Mesh Payments racks up $50M to help corporate users manage spend and payments

Now that the world appears to have settled longer-term into working in a significantly more distributed way in the wake of COVID-19, companies are getting more serious about using tools to manage how their teams operate within those new parameters. Today, a startup that’s addressing that challenge and how it relates specifically to expenses is announcing some funding.

Mesh Payments, which provides a platform for companies to oversee and manage employees’ expenses, and for employees themselves to better track and manage how and where they spend money, has raised $50 million. It plans to use the funding to continue expanding the functionality of its platform, as well as for further business development. It’s been on a growth boom in the last nine months, growing tenfold in that period, it said.

The round, a Series B, is being led by the very prolific Tiger Global, with participation also from Entrée Capital and Falcon Edge Capital, as well as past backers TLV Partners and Meron Capital. Mesh Payments — founded in Israel and now headquartered in New York — had previously raised $13 million, and it is not disclosing valuation.

Currently the company’s tools cover areas like travel expenses, spend cards and other forms of spend management, but potentially the more interesting aspect of how Mesh works lies in its name.

Mesh Payments’ platform integrates with various other pieces of software and apps that a company might use to run its business, and continually scans that network to determine whether a particular purchase is a useful one, or one that might be overlapping with something that already exists, not to mention not in line with other parts of a company’s specific expenditure policy.

“We start with the notion that there is different context to different kinds of spend,” Oded Zehavi, co-founder and CEO of Mesh Payments, said in an interview. “The process for a trip versus software differs, so we started building models for these unique cases.”

Today, the platform integrates with the likes of QuickBooks, Slack, NetSuite, Xero, G Suite from Google and more. “We are adding more connectors to connect data from organizations’ services on the cloud to be exposed to more company behavior,” he said. “The combination of that data and the intelligence that we designed in a more superior way is what sets us apart.”

So, for example, if an employee suddenly decides to set up an iCloud storage subscription, Mesh would scan the network to determine if that fits with corporate policy, and would also set out to see if the organization already has an account with another cloud storage company. If either of those questions raises a flag, the purchase is flagged, too.

Employees get notifications of these, as do spend managers on the finance team. It’s up to the finance team to decide how strict they would like the policy to be: whether purchases are blocked, or rejected in the aftermath, or issued with a warning/alert.

Understandably, the system requires some substantial onramping from customers: they have to already be working in a digital enough way in order for Mesh’s modelling to work to its best ability. So unsurprisingly, the current customer list is heavy with technology companies, which are already working in the cloud and thus representing an easy port to working with Mesh:, Hippo Insurance, Sezzle, Riskified and Snyk are on the list.

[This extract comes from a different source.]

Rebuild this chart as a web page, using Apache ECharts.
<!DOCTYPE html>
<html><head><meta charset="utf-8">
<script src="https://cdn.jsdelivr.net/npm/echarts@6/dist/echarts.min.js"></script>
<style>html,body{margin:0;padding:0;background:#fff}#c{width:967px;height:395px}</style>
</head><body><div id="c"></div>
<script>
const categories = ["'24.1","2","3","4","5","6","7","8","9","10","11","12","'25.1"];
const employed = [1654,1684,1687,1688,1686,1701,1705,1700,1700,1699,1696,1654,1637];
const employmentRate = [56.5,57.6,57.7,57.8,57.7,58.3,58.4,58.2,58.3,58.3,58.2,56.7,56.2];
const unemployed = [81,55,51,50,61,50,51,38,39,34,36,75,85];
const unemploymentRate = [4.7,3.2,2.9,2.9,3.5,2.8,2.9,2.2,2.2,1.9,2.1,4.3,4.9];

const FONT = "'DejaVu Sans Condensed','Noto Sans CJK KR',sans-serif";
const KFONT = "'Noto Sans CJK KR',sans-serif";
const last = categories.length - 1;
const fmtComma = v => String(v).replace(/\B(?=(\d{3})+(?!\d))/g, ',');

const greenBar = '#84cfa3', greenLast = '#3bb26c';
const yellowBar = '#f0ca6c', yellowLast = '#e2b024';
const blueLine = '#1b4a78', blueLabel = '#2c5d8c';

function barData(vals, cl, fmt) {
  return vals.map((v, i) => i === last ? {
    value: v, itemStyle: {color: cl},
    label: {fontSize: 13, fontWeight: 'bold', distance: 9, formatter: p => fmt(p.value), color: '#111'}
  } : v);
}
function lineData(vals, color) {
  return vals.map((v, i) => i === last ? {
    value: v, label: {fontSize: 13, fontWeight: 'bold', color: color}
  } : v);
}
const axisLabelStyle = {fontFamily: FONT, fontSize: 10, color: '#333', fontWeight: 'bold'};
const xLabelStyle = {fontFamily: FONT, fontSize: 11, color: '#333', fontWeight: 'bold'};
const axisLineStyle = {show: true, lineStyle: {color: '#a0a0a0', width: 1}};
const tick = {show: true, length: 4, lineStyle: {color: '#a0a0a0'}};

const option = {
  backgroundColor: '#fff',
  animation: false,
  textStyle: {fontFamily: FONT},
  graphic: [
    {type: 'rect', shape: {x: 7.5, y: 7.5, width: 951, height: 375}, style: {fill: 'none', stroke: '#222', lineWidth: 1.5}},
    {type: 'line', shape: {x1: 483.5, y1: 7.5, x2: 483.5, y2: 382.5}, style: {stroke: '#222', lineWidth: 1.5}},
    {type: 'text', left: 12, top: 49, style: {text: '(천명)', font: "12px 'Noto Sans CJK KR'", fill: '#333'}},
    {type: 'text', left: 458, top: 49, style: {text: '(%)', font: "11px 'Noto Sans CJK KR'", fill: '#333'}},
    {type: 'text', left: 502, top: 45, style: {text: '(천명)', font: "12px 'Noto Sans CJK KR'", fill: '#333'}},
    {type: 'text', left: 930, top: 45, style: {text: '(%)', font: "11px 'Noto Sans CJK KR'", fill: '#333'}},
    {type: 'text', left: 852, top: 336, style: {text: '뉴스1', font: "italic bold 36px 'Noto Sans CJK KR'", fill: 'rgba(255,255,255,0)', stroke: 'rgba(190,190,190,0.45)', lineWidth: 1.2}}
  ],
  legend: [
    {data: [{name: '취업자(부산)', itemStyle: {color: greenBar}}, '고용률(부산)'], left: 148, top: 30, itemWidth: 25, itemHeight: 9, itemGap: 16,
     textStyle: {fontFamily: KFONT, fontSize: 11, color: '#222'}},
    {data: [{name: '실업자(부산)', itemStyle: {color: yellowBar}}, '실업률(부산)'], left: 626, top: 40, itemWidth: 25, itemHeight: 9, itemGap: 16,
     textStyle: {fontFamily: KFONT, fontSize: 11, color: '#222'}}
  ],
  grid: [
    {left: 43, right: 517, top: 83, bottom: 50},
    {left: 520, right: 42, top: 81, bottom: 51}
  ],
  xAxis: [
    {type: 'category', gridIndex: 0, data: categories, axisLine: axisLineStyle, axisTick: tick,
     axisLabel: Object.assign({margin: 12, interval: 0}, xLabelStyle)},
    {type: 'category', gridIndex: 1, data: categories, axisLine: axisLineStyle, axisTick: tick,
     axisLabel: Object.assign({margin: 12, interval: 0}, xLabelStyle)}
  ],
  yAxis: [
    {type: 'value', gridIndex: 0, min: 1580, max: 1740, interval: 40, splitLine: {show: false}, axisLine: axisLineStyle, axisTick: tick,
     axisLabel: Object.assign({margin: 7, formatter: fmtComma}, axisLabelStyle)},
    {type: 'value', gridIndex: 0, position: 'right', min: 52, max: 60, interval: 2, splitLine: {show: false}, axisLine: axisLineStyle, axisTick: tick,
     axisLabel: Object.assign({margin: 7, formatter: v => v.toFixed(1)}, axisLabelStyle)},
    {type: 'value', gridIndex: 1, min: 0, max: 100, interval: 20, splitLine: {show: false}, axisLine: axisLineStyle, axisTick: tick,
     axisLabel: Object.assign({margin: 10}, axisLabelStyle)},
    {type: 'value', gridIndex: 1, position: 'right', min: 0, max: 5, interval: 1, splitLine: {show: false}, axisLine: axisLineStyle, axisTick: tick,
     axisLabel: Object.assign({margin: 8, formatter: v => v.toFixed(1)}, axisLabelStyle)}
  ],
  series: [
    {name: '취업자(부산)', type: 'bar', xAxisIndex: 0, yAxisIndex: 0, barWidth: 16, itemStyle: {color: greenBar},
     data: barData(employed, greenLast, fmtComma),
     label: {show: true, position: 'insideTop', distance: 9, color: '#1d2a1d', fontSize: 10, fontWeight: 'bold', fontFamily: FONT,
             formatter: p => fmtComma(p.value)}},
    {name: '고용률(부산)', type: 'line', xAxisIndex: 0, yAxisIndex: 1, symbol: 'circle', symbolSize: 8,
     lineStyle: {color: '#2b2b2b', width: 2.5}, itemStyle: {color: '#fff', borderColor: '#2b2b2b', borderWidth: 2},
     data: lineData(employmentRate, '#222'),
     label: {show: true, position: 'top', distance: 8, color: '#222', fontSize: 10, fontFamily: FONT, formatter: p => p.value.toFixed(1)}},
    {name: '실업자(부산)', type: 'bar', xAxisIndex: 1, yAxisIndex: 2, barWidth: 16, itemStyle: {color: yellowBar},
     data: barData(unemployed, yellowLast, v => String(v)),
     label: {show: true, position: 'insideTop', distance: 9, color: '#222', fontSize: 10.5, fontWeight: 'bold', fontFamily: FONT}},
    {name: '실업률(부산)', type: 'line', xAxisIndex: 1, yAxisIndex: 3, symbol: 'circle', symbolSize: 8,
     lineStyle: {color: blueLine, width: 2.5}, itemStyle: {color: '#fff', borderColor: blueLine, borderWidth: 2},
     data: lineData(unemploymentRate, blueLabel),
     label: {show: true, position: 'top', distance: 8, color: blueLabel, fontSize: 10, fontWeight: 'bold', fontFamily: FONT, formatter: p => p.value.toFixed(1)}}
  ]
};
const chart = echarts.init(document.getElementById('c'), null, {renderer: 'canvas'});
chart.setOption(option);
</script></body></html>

As recent rounds for Pleo (which raised at a $4.7 billion valuation just last week) and Soldo (which raised $180 million in July) show, there is currently a huge appetite in the market for better and more updated tools for managing expenses, both at a time when employees may be needing to spend more independently than before because of how they’re working, but also because companies are simply looking to get smarter and come to grips with the systems and financial management they have in place.

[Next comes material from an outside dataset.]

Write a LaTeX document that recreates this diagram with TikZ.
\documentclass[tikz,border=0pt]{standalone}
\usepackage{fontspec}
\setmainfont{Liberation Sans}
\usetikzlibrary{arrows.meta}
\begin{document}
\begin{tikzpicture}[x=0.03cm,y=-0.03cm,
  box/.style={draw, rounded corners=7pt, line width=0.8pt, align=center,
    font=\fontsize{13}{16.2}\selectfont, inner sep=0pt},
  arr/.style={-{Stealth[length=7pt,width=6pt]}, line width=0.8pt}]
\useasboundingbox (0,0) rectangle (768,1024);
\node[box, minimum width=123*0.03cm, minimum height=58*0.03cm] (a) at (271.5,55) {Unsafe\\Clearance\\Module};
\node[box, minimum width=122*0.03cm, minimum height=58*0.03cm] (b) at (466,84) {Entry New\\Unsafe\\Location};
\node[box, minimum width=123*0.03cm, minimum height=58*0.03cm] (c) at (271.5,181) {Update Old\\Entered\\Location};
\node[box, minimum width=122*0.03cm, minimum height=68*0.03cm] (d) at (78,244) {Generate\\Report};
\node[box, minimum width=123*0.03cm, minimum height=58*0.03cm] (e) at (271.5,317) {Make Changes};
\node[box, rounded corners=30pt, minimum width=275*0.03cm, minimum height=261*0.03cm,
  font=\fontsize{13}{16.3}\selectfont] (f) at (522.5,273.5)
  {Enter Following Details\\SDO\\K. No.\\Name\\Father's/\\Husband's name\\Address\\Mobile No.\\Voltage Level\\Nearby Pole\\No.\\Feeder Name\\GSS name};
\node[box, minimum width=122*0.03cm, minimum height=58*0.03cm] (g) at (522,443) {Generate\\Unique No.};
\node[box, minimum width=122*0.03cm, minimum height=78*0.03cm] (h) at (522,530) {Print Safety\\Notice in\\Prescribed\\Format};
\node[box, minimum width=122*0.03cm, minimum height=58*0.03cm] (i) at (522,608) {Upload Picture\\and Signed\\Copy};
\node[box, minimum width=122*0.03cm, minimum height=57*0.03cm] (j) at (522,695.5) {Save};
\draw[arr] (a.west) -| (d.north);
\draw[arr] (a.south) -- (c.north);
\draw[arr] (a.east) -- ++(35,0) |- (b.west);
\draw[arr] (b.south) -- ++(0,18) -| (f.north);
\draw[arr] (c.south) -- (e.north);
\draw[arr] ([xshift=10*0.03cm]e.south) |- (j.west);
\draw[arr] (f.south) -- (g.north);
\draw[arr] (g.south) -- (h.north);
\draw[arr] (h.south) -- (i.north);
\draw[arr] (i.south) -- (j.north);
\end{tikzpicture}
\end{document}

Mesh’s focus on larger businesses gives it a very wide funnel, targeting an area that has been particularly rife with legacy tools from companies like SAP (although to be fair they are all focusing on improving user experience and tapping into modern technology more).

Nevertheless, it’s a massive opportunity that is likely to stay, just like at least some of our newly distributed working practices.

“Mesh Payments is an example of a true disruptor — a company who’s innovations are transforming an already-established industry,” said John Curtius, a partner at Tiger Global who led this investment, in a statement. “We’re proud to support a business that continues to deliver on its ambitions, and we look forward to helping Mesh modernize the payments space even further.”